Each entry must be given again exactly; images do not belong in the copy.

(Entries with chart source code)

────────────────────

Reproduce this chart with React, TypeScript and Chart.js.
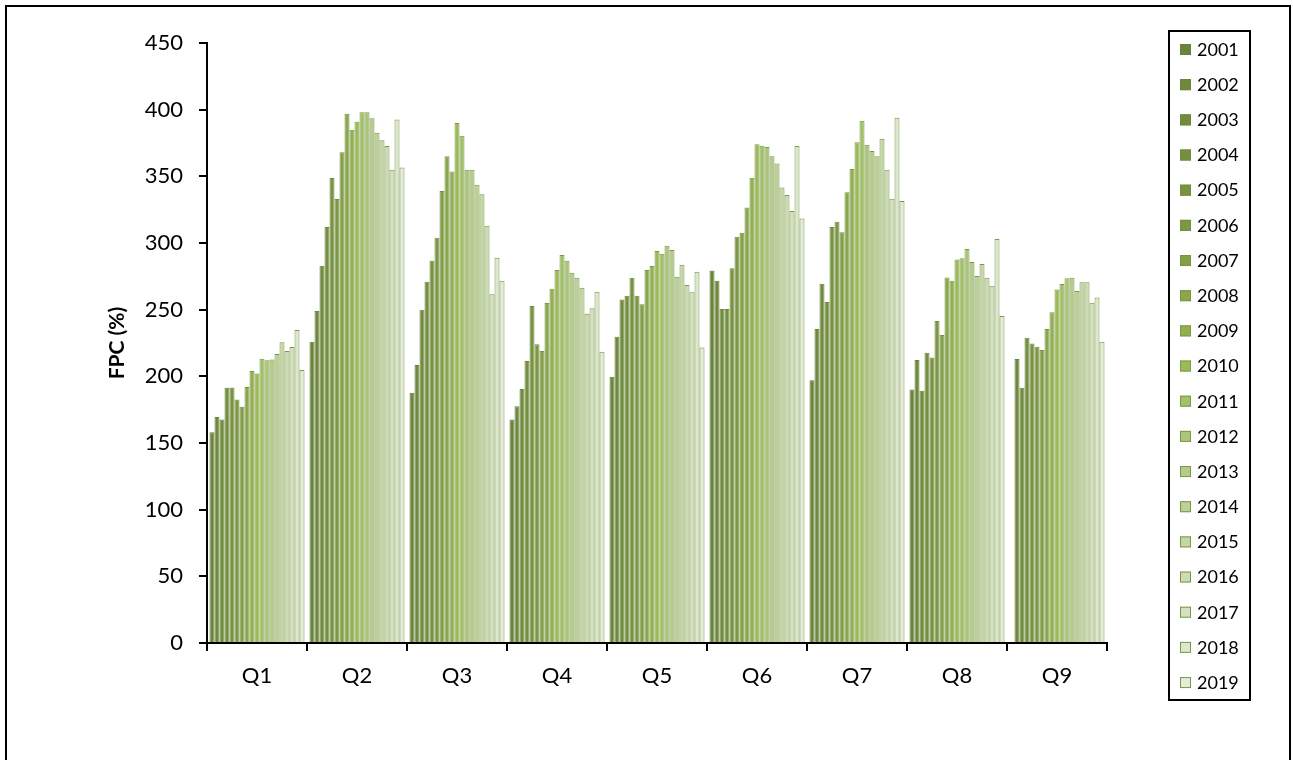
import React, { useEffect, useRef } from "react";
import { Chart, registerables } from "chart.js";

Chart.register(...registerables);

const categories = ["Q1", "Q2", "Q3", "Q4", "Q5", "Q6", "Q7", "Q8", "Q9"];
const years = ["2001", "2002", "2003", "2004", "2005", "2006", "2007", "2008", "2009", "2010", "2011", "2012", "2013", "2014", "2015", "2016", "2017", "2018", "2019"];

// values per quarter, ordered by year 2001..2019
const q1 = [158, 169.5, 167.7, 191.5, 191.7, 182.7, 177.2, 192, 204, 202.2, 213.2, 212, 212.6, 216.7, 225.5, 219, 222, 234.7, 204.7];
const q2 = [226, 249, 283, 312, 348.7, 333, 368, 397, 385, 391, 398, 398, 393.5, 382.7, 377, 372.7, 355, 392.7, 356.7];
const q3 = [187.7, 208.5, 250, 271, 286.7, 304, 339, 365, 353.7, 390, 380.5, 355, 355, 343.7, 336.5, 313, 261.5, 289, 271.7];
const q4 = [167.7, 177.5, 190.5, 211.5, 252.7, 224, 219, 255, 265.7, 279.7, 291, 286.7, 277.7, 274, 266.5, 247, 251, 263.5, 218.5];
const q5 = [199.7, 229.7, 257.7, 260.5, 274, 260.5, 254, 279.7, 282.7, 294, 292, 298, 294.7, 274.7, 283.7, 268.5, 263, 278.5, 221.7];
const q6 = [279.3, 271.7, 250.5, 250.5, 281, 304.7, 307.7, 326.7, 349, 374, 373, 372, 365, 359.7, 341.7, 336, 324, 372.7, 318.3];
const q7 = [197, 235.5, 269.5, 255.7, 312, 316, 308, 338, 355.5, 375.5, 391.7, 373.7, 369, 365, 378.2, 355, 333.2, 394, 331.5];
const q8 = [190.2, 212.2, 189.2, 217.7, 214.2, 241.5, 231, 274.2, 271.7, 287.7, 288.5, 295.5, 285.7, 275.2, 284.2, 274, 268, 303, 245.2];
const q9 = [null, 213, 191.5, 229, 224.7, 222.2, 219.7, 235.5, 248, 265.2, 269.2, 273.5, 274, 264, 270.5, 270.5, 255.2, 259.2, 226];

const yTicks = [0, 50, 100, 150, 200, 250, 300, 350, 400, 450];

const fills = ["#6a843a", "#6e883c", "#718c3e", "#758f40", "#799342", "#7d9845", "#839f48", "#8aa74d", "#92b052", "#9bbb59", "#a3c16a", "#abc67a", "#b4cc8a", "#bcd199", "#c4d7a7", "#ccdcb4", "#d4e2c1", "#dce7cd", "#e4ecd9"];
const borders = ["#66803a", "#6a843b", "#6d883c", "#70893d", "#738d3e", "#768f3f", "#789240", "#7a9541", "#7c9842", "#7e9a43", "#7d9944", "#7c9845", "#7b9746", "#7b9746", "#7b9746", "#7b9746", "#7b9746", "#7b9746", "#7b9746"];

const quarters = [q1, q2, q3, q4, q5, q6, q7, q8, q9];

const FONT = "Lato, 'Open Sans', 'DejaVu Sans', sans-serif";

const framePlugin = {
  id: "frameAndLegend",
  afterDraw(chart: any) {
    const ctx = chart.ctx;
    ctx.save();
    ctx.strokeStyle = "#000";
    ctx.lineWidth = 2;
    ctx.strokeRect(6, 6, 1284, 800);
    // legend box
    ctx.strokeRect(1169, 31, 81, 669);
    const ds = chart.data.datasets;
    ctx.font = `18px ${FONT}`;
    ctx.textBaseline = "middle";
    ctx.textAlign = "left";
    for (let i = 0; i < ds.length; i++) {
      const cy = 49 + i * 35.17;
      ctx.fillStyle = ds[i].backgroundColor;
      ctx.fillRect(1180, cy - 5, 11, 11);
      ctx.strokeStyle = ds[i].borderColor;
      ctx.lineWidth = 1;
      ctx.strokeRect(1180.5, cy - 4.5, 10, 10);
      ctx.fillStyle = "#000";
      ctx.fillText(ds[i].label, 1197, cy + 1);
    }
    ctx.restore();
  },
};

export default function App() {
  const ref = useRef<HTMLCanvasElement | null>(null);
  useEffect(() => {
    if (!ref.current) return;
    const datasets = years.map((y, i) => ({
      label: y,
      data: quarters.map((q) => q[i]),
      backgroundColor: fills[i],
      borderColor: borders[i],
      borderWidth: 1,
      categoryPercentage: 0.95,
      barPercentage: 1.0,
    }));
    const chart = new Chart(ref.current, {
      type: "bar",
      data: { labels: categories, datasets },
      options: {
        animation: false,
        responsive: false,
        maintainAspectRatio: false,
        layout: { padding: { left: 0, top: 43, right: 186, bottom: 57 } },
        plugins: { legend: { display: false }, tooltip: { enabled: false } },
        scales: {
          x: {
            grid: { display: true, drawOnChartArea: false, drawTicks: true, tickLength: 8, color: "#000", lineWidth: 2, offset: true },
            border: { display: true, color: "#000", width: 2 },
            ticks: { color: "#000", font: { family: FONT, size: 22 }, padding: 12 },
            afterFit: (s: any) => { s.height = 60; },
          },
          y: {
            min: 0,
            max: 450,
            afterBuildTicks: (s: any) => { s.ticks = yTicks.map((v) => ({ value: v })); },
            grid: { display: true, drawOnChartArea: false, drawTicks: true, tickLength: 8, color: "#000", lineWidth: 2 },
            border: { display: true, color: "#000", width: 2 },
            ticks: { color: "#000", font: { family: FONT, size: 22 }, padding: 16 },
            title: { display: true, text: "FPC (%)", color: "#000", font: { family: FONT, size: 21, weight: "bold" }, padding: { top: 105, bottom: 0 } },
            afterFit: (s: any) => { s.width = 207; },
          },
        },
      },
      plugins: [framePlugin],
    });
    return () => chart.destroy();
  }, []);
  return (
    <div style={{ position: "fixed", left: 0, top: 0, width: 1293, height: 760, background: "#fff", overflow: "hidden" }}>
      <canvas ref={ref} width={1293} height={760} style={{ width: 1293, height: 760, display: "block" }} />
    </div>
  );
}
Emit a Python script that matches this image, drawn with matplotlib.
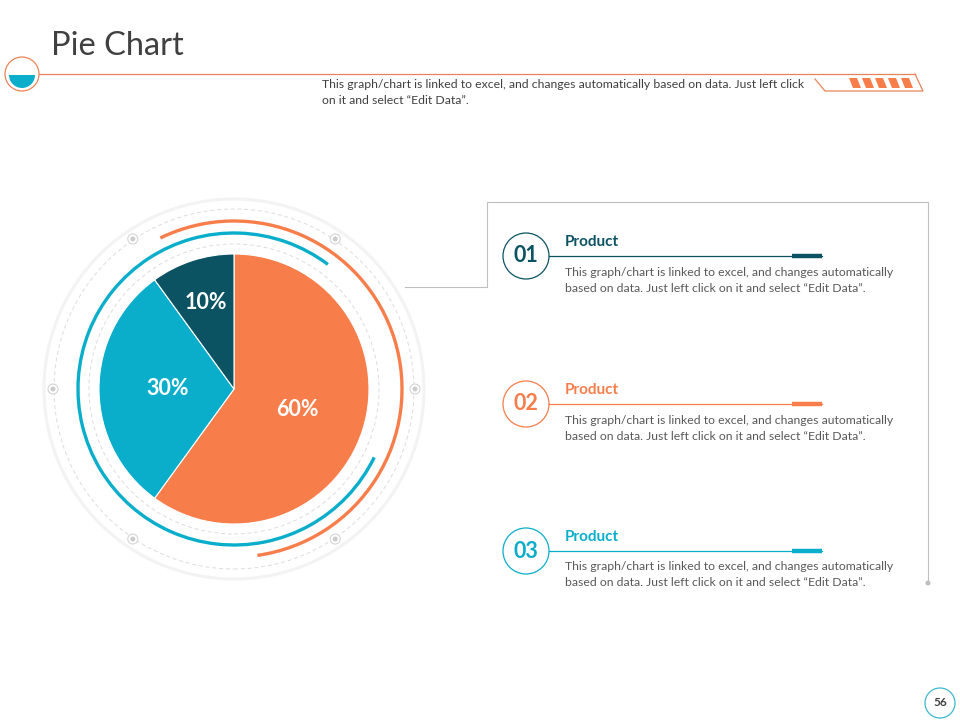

────────────────────

◆ Task output
Reproduce this chart with React, TypeScript and Chart.js.
import React, { useEffect, useRef } from "react";
import { Chart, registerables } from "chart.js";

Chart.register(...registerables);

const categories = ["Q1", "Q2", "Q3", "Q4", "Q5", "Q6", "Q7", "Q8", "Q9"];
const years = ["2001", "2002", "2003", "2004", "2005", "2006", "2007", "2008", "2009", "2010", "2011", "2012", "2013", "2014", "2015", "2016", "2017", "2018", "2019"];

// values per quarter, ordered by year 2001..2019
const q1 = [158, 169.5, 167.7, 191.5, 191.7, 182.7, 177.2, 192, 204, 202.2, 213.2, 212, 212.6, 216.7, 225.5, 219, 222, 234.7, 204.7];
const q2 = [226, 249, 283, 312, 348.7, 333, 368, 397, 385, 391, 398, 398, 393.5, 382.7, 377, 372.7, 355, 392.7, 356.7];
const q3 = [187.7, 208.5, 250, 271, 286.7, 304, 339, 365, 353.7, 390, 380.5, 355, 355, 343.7, 336.5, 313, 261.5, 289, 271.7];
const q4 = [167.7, 177.5, 190.5, 211.5, 252.7, 224, 219, 255, 265.7, 279.7, 291, 286.7, 277.7, 274, 266.5, 247, 251, 263.5, 218.5];
const q5 = [199.7, 229.7, 257.7, 260.5, 274, 260.5, 254, 279.7, 282.7, 294, 292, 298, 294.7, 274.7, 283.7, 268.5, 263, 278.5, 221.7];
const q6 = [279.3, 271.7, 250.5, 250.5, 281, 304.7, 307.7, 326.7, 349, 374, 373, 372, 365, 359.7, 341.7, 336, 324, 372.7, 318.3];
const q7 = [197, 235.5, 269.5, 255.7, 312, 316, 308, 338, 355.5, 375.5, 391.7, 373.7, 369, 365, 378.2, 355, 333.2, 394, 331.5];
const q8 = [190.2, 212.2, 189.2, 217.7, 214.2, 241.5, 231, 274.2, 271.7, 287.7, 288.5, 295.5, 285.7, 275.2, 284.2, 274, 268, 303, 245.2];
const q9 = [null, 213, 191.5, 229, 224.7, 222.2, 219.7, 235.5, 248, 265.2, 269.2, 273.5, 274, 264, 270.5, 270.5, 255.2, 259.2, 226];

const yTicks = [0, 50, 100, 150, 200, 250, 300, 350, 400, 450];

const fills = ["#6a843a", "#6e883c", "#718c3e", "#758f40", "#799342", "#7d9845", "#839f48", "#8aa74d", "#92b052", "#9bbb59", "#a3c16a", "#abc67a", "#b4cc8a", "#bcd199", "#c4d7a7", "#ccdcb4", "#d4e2c1", "#dce7cd", "#e4ecd9"];
const borders = ["#66803a", "#6a843b", "#6d883c", "#70893d", "#738d3e", "#768f3f", "#789240", "#7a9541", "#7c9842", "#7e9a43", "#7d9944", "#7c9845", "#7b9746", "#7b9746", "#7b9746", "#7b9746", "#7b9746", "#7b9746", "#7b9746"];

const quarters = [q1, q2, q3, q4, q5, q6, q7, q8, q9];

const FONT = "Lato, 'Open Sans', 'DejaVu Sans', sans-serif";

const framePlugin = {
  id: "frameAndLegend",
  afterDraw(chart: any) {
    const ctx = chart.ctx;
    ctx.save();
    ctx.strokeStyle = "#000";
    ctx.lineWidth = 2;
    ctx.strokeRect(6, 6, 1284, 800);
    // legend box
    ctx.strokeRect(1169, 31, 81, 669);
    const ds = chart.data.datasets;
    ctx.font = `18px ${FONT}`;
    ctx.textBaseline = "middle";
    ctx.textAlign = "left";
    for (let i = 0; i < ds.length; i++) {
      const cy = 49 + i * 35.17;
      ctx.fillStyle = ds[i].backgroundColor;
      ctx.fillRect(1180, cy - 5, 11, 11);
      ctx.strokeStyle = ds[i].borderColor;
      ctx.lineWidth = 1;
      ctx.strokeRect(1180.5, cy - 4.5, 10, 10);
      ctx.fillStyle = "#000";
      ctx.fillText(ds[i].label, 1197, cy + 1);
    }
    ctx.restore();
  },
};

export default function App() {
  const ref = useRef<HTMLCanvasElement | null>(null);
  useEffect(() => {
    if (!ref.current) return;
    const datasets = years.map((y, i) => ({
      label: y,
      data: quarters.map((q) => q[i]),
      backgroundColor: fills[i],
      borderColor: borders[i],
      borderWidth: 1,
      categoryPercentage: 0.95,
      barPercentage: 1.0,
    }));
    const chart = new Chart(ref.current, {
      type: "bar",
      data: { labels: categories, datasets },
      options: {
        animation: false,
        responsive: false,
        maintainAspectRatio: false,
        layout: { padding: { left: 0, top: 43, right: 186, bottom: 57 } },
        plugins: { legend: { display: false }, tooltip: { enabled: false } },
        scales: {
          x: {
            grid: { display: true, drawOnChartArea: false, drawTicks: true, tickLength: 8, color: "#000", lineWidth: 2, offset: true },
            border: { display: true, color: "#000", width: 2 },
            ticks: { color: "#000", font: { family: FONT, size: 22 }, padding: 12 },
            afterFit: (s: any) => { s.height = 60; },
          },
          y: {
            min: 0,
            max: 450,
            afterBuildTicks: (s: any) => { s.ticks = yTicks.map((v) => ({ value: v })); },
            grid: { display: true, drawOnChartArea: false, drawTicks: true, tickLength: 8, color: "#000", lineWidth: 2 },
            border: { display: true, color: "#000", width: 2 },
            ticks: { color: "#000", font: { family: FONT, size: 22 }, padding: 16 },
            title: { display: true, text: "FPC (%)", color: "#000", font: { family: FONT, size: 21, weight: "bold" }, padding: { top: 105, bottom: 0 } },
            afterFit: (s: any) => { s.width = 207; },
          },
        },
      },
      plugins: [framePlugin],
    });
    return () => chart.destroy();
  }, []);
  return (
    <div style={{ position: "fixed", left: 0, top: 0, width: 1293, height: 760, background: "#fff", overflow: "hidden" }}>
      <canvas ref={ref} width={1293} height={760} style={{ width: 1293, height: 760, display: "block" }} />
    </div>
  );
}
Emit a Python script that matches this image, drawn with matplotlib.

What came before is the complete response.